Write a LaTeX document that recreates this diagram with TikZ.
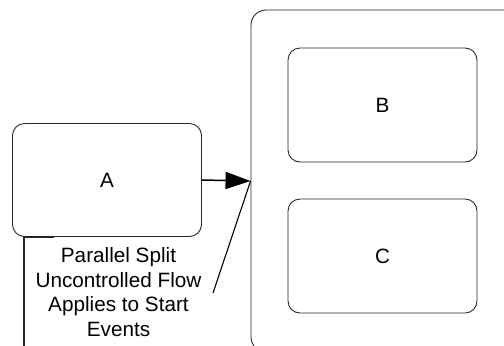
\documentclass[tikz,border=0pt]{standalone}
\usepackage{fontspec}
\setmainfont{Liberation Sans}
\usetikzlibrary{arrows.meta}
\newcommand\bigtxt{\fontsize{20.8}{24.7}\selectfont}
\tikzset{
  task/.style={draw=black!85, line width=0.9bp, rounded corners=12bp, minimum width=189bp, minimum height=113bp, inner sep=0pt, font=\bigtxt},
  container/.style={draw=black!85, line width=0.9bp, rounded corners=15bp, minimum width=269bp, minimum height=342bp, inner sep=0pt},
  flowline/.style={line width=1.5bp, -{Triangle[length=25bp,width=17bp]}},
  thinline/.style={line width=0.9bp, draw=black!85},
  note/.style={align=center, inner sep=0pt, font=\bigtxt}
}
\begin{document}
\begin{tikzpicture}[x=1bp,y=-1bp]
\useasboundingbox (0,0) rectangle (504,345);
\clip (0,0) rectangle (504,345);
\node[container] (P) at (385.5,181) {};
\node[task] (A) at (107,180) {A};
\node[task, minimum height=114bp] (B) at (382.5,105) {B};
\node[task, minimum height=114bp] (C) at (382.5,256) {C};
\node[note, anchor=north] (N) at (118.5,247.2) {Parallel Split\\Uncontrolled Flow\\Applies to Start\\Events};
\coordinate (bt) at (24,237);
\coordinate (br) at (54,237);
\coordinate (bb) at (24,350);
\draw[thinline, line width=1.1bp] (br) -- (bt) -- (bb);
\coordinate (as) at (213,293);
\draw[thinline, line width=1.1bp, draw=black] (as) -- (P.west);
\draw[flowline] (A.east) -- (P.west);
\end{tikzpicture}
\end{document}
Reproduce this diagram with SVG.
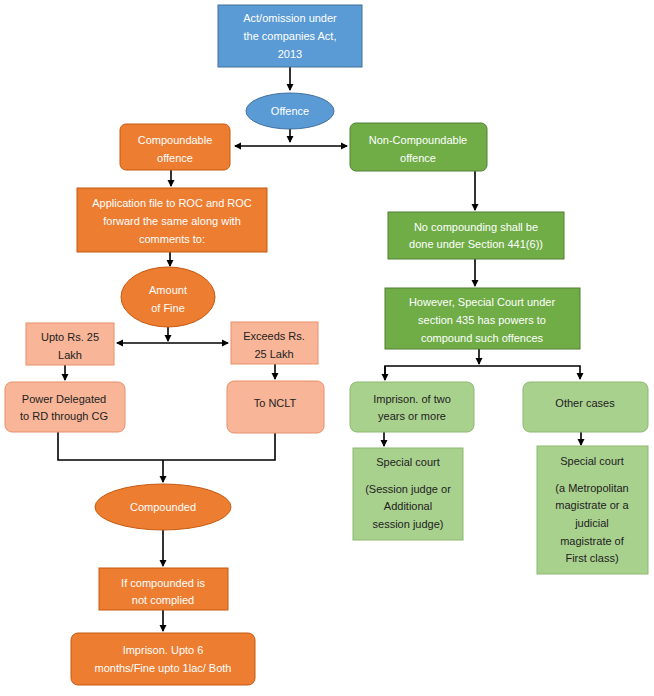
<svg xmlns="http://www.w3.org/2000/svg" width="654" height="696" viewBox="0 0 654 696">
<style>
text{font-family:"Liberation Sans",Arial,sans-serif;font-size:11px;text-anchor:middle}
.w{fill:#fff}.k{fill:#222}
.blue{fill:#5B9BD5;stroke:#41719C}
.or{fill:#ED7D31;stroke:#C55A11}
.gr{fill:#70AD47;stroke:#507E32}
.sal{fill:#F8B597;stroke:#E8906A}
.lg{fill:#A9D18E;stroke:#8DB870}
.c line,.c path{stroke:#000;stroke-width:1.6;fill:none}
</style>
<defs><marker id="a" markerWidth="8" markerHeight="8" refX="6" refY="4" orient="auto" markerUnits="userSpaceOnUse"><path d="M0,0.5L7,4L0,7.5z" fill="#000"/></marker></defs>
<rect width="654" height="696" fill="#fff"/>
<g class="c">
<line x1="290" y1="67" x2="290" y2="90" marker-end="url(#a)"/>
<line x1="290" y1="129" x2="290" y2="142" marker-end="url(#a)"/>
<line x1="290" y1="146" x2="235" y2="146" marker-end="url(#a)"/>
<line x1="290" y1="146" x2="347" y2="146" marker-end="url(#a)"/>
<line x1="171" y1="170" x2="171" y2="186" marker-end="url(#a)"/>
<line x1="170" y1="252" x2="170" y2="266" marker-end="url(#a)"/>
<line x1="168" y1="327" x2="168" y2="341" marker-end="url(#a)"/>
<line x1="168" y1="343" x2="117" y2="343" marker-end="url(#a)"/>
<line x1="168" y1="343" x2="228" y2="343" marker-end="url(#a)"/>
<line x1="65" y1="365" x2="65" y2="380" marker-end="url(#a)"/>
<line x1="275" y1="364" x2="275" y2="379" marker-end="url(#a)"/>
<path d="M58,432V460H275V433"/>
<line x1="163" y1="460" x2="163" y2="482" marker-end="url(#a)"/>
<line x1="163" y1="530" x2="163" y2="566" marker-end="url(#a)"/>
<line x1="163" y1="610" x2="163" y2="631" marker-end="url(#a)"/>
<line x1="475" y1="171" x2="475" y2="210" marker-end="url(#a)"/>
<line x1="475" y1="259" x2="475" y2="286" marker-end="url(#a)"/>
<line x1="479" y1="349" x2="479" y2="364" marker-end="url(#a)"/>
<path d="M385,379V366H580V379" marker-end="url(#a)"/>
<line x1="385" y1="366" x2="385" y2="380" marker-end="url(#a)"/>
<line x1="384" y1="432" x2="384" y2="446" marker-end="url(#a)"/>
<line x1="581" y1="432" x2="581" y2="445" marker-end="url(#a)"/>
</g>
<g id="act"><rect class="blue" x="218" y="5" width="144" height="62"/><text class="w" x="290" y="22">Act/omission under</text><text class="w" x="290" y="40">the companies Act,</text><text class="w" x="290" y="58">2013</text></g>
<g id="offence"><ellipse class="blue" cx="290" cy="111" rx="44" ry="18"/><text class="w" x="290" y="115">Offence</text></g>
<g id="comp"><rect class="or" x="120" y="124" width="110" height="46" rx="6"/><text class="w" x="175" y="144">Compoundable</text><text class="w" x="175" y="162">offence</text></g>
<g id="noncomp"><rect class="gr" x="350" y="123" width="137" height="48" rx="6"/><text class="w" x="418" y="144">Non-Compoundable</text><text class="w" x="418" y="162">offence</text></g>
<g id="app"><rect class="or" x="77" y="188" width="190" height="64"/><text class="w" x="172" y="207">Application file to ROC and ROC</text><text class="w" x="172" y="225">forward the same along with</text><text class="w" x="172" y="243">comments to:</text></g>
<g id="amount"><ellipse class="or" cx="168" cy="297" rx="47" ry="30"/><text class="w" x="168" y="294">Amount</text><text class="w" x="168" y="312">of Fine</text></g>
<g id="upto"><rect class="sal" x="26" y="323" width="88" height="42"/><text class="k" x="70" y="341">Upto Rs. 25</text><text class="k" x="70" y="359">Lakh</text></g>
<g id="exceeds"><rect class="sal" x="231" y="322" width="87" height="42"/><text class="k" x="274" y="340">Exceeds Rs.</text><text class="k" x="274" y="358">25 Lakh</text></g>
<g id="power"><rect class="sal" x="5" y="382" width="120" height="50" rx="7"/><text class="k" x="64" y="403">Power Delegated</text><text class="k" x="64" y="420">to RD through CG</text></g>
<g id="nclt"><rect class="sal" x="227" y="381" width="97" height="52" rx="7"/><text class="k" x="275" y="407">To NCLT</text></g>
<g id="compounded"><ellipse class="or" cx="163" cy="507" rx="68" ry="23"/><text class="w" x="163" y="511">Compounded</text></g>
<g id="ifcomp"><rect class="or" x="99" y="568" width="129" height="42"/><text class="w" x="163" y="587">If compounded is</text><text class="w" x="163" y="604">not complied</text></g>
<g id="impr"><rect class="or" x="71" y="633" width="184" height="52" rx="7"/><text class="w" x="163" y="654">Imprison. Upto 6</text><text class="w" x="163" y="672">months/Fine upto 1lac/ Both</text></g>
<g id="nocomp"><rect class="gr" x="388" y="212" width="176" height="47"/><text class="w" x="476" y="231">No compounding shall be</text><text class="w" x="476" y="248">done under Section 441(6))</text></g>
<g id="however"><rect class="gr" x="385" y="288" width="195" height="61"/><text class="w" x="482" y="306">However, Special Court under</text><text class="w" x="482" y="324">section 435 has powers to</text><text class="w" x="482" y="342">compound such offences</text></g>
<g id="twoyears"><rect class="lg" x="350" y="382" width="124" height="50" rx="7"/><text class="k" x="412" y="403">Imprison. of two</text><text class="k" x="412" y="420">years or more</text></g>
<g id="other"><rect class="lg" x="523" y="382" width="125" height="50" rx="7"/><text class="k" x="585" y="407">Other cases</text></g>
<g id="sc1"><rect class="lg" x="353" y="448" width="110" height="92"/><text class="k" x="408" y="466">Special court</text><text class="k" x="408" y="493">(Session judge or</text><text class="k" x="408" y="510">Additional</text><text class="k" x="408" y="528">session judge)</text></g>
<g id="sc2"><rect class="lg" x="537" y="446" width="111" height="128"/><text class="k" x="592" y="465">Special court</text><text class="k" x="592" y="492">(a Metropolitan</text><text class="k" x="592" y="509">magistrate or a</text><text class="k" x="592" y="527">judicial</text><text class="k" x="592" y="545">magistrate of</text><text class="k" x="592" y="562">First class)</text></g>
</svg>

--- Exercise details ---
Your answer should be a single number: the count of lines in these records that hold the string "this".

--- Finished answer ---
2